• [Instructions for the task]:
Identify each line containing the word "this" and copy it.

--- Extracted material ---

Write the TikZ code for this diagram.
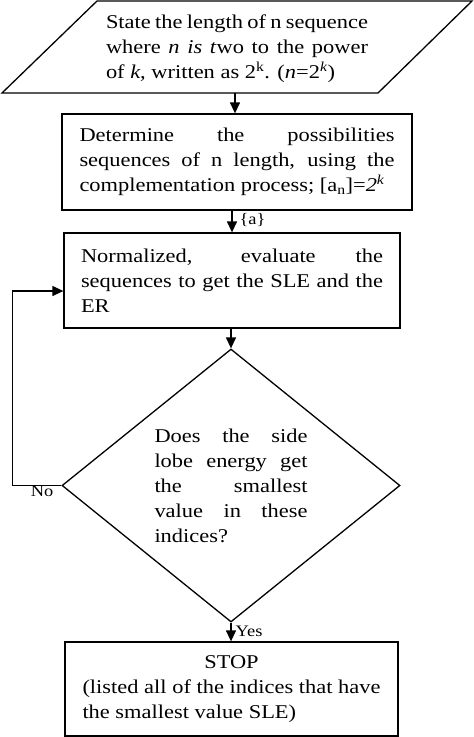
\documentclass[tikz,border=0pt]{standalone}
\usepackage{fontspec}
\setmainfont[FakeStretch=1.15]{Liberation Serif}
\usetikzlibrary{shapes.geometric,arrows.meta}
\begin{document}
\begin{tikzpicture}[x=1pt,y=-1pt,
  line width=1.3pt,
  body/.style={font=\fontsize{19.5}{25}\selectfont},
  boxnode/.style={draw,rectangle,body,inner sep=0pt,align=justify},
  arr/.style={-{Triangle[width=10pt,length=11pt]}},
  lbl/.style={font=\fontsize{16}{18}\selectfont,inner sep=0pt}]
\useasboundingbox (0,0) rectangle (474,737);
% parallelogram
\coordinate (p1) at (97,1);
\coordinate (p2) at (472,1);
\coordinate (p3) at (378,93);
\coordinate (p4) at (2,93);
\draw (p1) -- (p2) -- (p3) -- (p4) -- cycle;
\node[body,inner sep=0pt,text width=262pt,align=justify] (t1) at (237,49)
  {State the length of n sequence\linebreak where \textit{n is t}wo to the power\linebreak of \textit{k}, written as 2\textsuperscript{k}. (\textit{n}=2\textsuperscript{\textit{k}})};
\coordinate (pb) at (235,93);
% box 2
\node[boxnode,minimum width=350pt,minimum height=96pt,text width=315pt] (b2) at (237,162)
  {Determine the possibilities\linebreak sequences of n length, using the\linebreak complementation process; [a\textsubscript{n}]=\textit{2}\textsuperscript{\textit{k}}};
% box 3
\node[boxnode,minimum width=336pt,minimum height=95pt,text width=302pt] (b3) at (232,280.5)
  {Normalized, evaluate the\linebreak sequences to get the SLE and the\linebreak ER};
% diamond
\node[draw,diamond,body,inner sep=0pt,minimum width=338pt,minimum height=273pt,text width=153pt,align=justify] (d) at (231,485.5)
  {Does the side\linebreak lobe energy get\linebreak the smallest\linebreak value in these\linebreak indices?};
% stop box
\node[boxnode,minimum width=333pt,minimum height=94pt,text width=298pt] (b5) at (231.5,689)
  {\centering STOP\par (listed all of the indices that have\linebreak the smallest value SLE)};
% connectors
\draw[arr] (pb) -- (pb |- b2.north);
\draw[arr] (b2.south -| b3.north) -- (b3.north)
  node[lbl,pos=0.45,right=7pt] (la) {\{a\}};
\draw[arr] (b3.south -| d.north) -- (d.north);
\draw[arr] (d.south) -- (d.south |- b5.north)
  node[lbl,pos=0.45,right=4pt] (ly) {Yes};
\draw[arr] (d.west) -- ++(-49,0) coordinate (lc) |- ([yshift=-10.5pt]b3.west);
\node[lbl,anchor=north] (ln) at (42,485) {No};
\end{tikzpicture}
\end{document}
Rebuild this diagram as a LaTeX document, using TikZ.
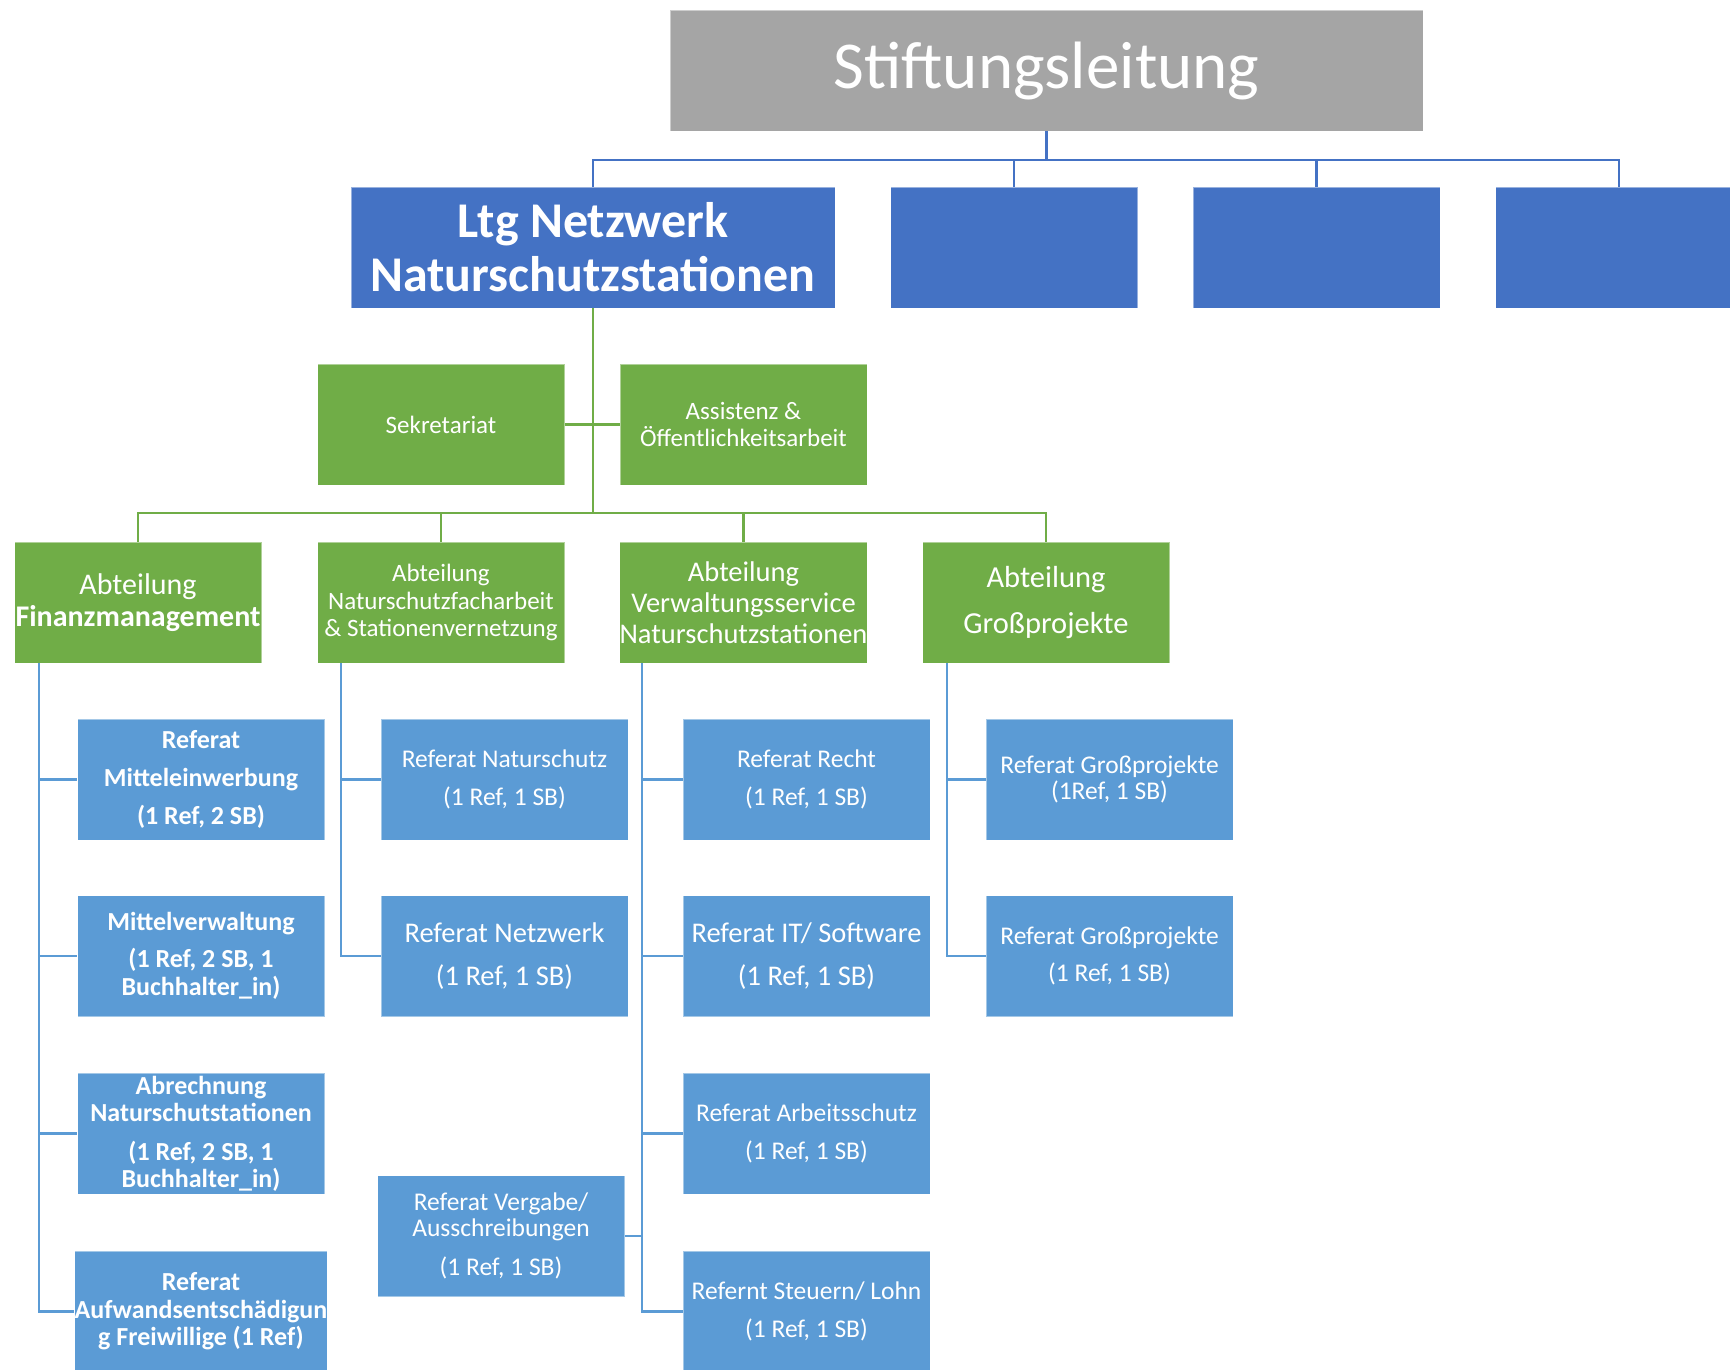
\documentclass[tikz,border=0pt]{standalone}
\usepackage{fontspec}
\setmainfont{Carlito}
\definecolor{grayc}{HTML}{A5A5A5}
\definecolor{dblue}{HTML}{4472C4}
\definecolor{greenc}{HTML}{70AD47}
\definecolor{lblue}{HTML}{5B9BD5}
\newcommand\myfs[2]{\fontsize{#1pt}{#2pt}\selectfont}
\tikzset{
  box/.style={rectangle, inner sep=0pt, minimum width=247pt, minimum height=121pt,
    text=white, align=center, draw=white, draw opacity=0.45, line width=0.8pt},
  grayb/.style={box, fill=grayc},
  dbb/.style={box, fill=dblue},
  grb/.style={box, fill=greenc},
  lbb/.style={box, fill=lblue},
  topline/.style={draw=dblue, line width=2.6pt},
  gline/.style={draw=greenc, line width=2.6pt},
  lline/.style={draw=lblue, line width=2.6pt},
}
\begin{document}
\begin{tikzpicture}[x=1pt, y=-1pt]
\clip (0,0) rectangle (1730,1369);
\fill[white] (0,0) rectangle (1730,1369);
% top level
\node[grayb, minimum width=753pt, font={\myfs{67}{70}}] (stift) at (1046.5,70.5) {Stiftungsleitung};
\node[dbb, minimum width=484pt, font={\myfs{50}{54}\bfseries}] (ltg) at (593,247.5) {Ltg Netzwerk\\Naturschutzstationen};
\node[dbb] (b2) at (1014,247.5) {};
\node[dbb] (b3) at (1316.5,247.5) {};
\node[dbb] (b4) at (1619,247.5) {};
\coordinate (tb) at (1046,160);
\draw[topline] (stift.south) -- (stift.south |- tb);
\draw[topline] (ltg.north) |- (b4.north |- tb) -- (b4.north);
\draw[topline] (b2.north) -- (b2.north |- tb);
\draw[topline] (b3.north) -- (b3.north |- tb);
% staff
\node[grb, font={\myfs{25}{27.5}}] (sek) at (441,424.5) {Sekretariat};
\node[grb, font={\myfs{25}{27.5}}] (ass) at (743.5,424.5) {Assistenz \&\\Öffentlichkeitsarbeit};
\draw[gline] (sek.east) -- (ass.west);
% departments
\node[grb, font={\myfs{30}{32}}] (d1) at (138,602.5) {Abteilung\\\textbf{Finanzmanagement}};
\node[grb, font={\myfs{25}{27.5}}] (d2) at (441,602.5) {Abteilung\\Naturschutzfacharbeit\\\& Stationenvernetzung};
\node[grb, font={\myfs{28.5}{31}}] (d3) at (743.5,602.5) {Abteilung\\Verwaltungsservice\\Naturschutzstationen};
\node[grb, font={\myfs{30.5}{32}}] (d4) at (1046,602.5) {Abteilung\\[14pt]Großprojekte};
\coordinate (gb) at (592,513);
\draw[gline] (ltg.south) -- (ltg.south |- gb);
\draw[gline] (d1.north) |- (d4.north |- gb) -- (d4.north);
\draw[gline] (d2.north) -- (d2.north |- gb);
\draw[gline] (d3.north) -- (d3.north |- gb);
% column 1
\node[lbb, font={\myfs{26}{29}\bfseries}] (r11) at (201,779.5) {Referat\\[9pt]Mitteleinwerbung\\[9pt](1 Ref, 2 SB)};
\node[lbb, font={\myfs{26}{28}\bfseries}] (r12) at (201,956) {Mittelverwaltung\\[9pt](1 Ref, 2 SB, 1\\Buchhalter\_in)};
\node[lbb, font={\myfs{26}{27}\bfseries}] (r13) at (201,1133.5) {Abrechnung\\Naturschutstationen\\[12pt](1 Ref, 2 SB, 1\\Buchhalter\_in)};
\node[lbb, font={\myfs{26}{27.5}\bfseries}] (r14) at (201,1311.5) {Referat\\Aufwandsentschädigun\\g Freiwillige (1 Ref)};
\foreach \n in {r11,r12,r13,r14}
  \draw[lline] ([xshift=25pt]d1.south west) |- (\n.west);
% column 2
\node[lbb, font={\myfs{25.5}{29}}] (r21) at (504.5,779.5) {Referat Naturschutz\\[9pt](1 Ref, 1 SB)};
\node[lbb, font={\myfs{28.5}{33}}] (r22) at (504.5,956) {Referat Netzwerk\\[10pt](1 Ref, 1 SB)};
\foreach \n in {r21,r22}
  \draw[lline] ([xshift=24pt]d2.south west) |- (\n.west);
\node[lbb, font={\myfs{25.5}{26}}] (verg) at (501,1236) {Referat Vergabe/\\Ausschreibungen\\[13pt](1 Ref, 1 SB)};
% column 3
\node[lbb, font={\myfs{25.5}{29}}] (r31) at (806.5,779.5) {Referat Recht\\[9pt](1 Ref, 1 SB)};
\node[lbb, font={\myfs{28.5}{33}}] (r32) at (806.5,956) {Referat IT/ Software\\[10pt](1 Ref, 1 SB)};
\node[lbb, font={\myfs{25.5}{29}}] (r33) at (806.5,1133.5) {Referat Arbeitsschutz\\[9pt](1 Ref, 1 SB)};
\node[lbb, font={\myfs{25.5}{29}}] (r34) at (806.5,1311.5) {Refernt Steuern/ Lohn\\[9pt](1 Ref, 1 SB)};
\foreach \n in {r31,r32,r33,r34}
  \draw[lline] ([xshift=23pt]d3.south west) |- (\n.west);
\draw[lline] ([xshift=23pt]d3.south west) |- (verg.east);
% column 4
\node[lbb, font={\myfs{25.5}{26.5}}] (r41) at (1109.5,779.5) {Referat Großprojekte\\(1Ref, 1 SB)};
\node[lbb, font={\myfs{25.5}{29}}] (r42) at (1109.5,956) {Referat Großprojekte\\[8.5pt](1 Ref, 1 SB)};
\foreach \n in {r41,r42}
  \draw[lline] ([xshift=25pt]d4.south west) |- (\n.west);
\end{tikzpicture}
\end{document}
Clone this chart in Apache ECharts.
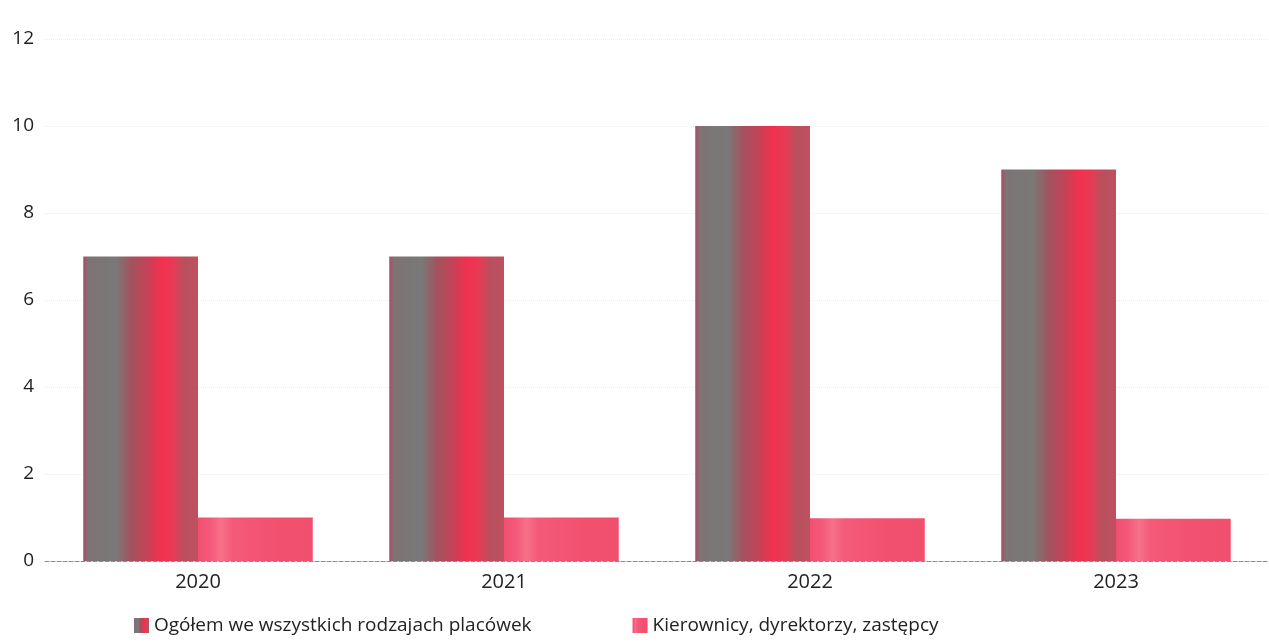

---

• [The response]:
Write the TikZ code for this diagram.
Rebuild this diagram as a LaTeX document, using TikZ.
Clone this chart in Apache ECharts.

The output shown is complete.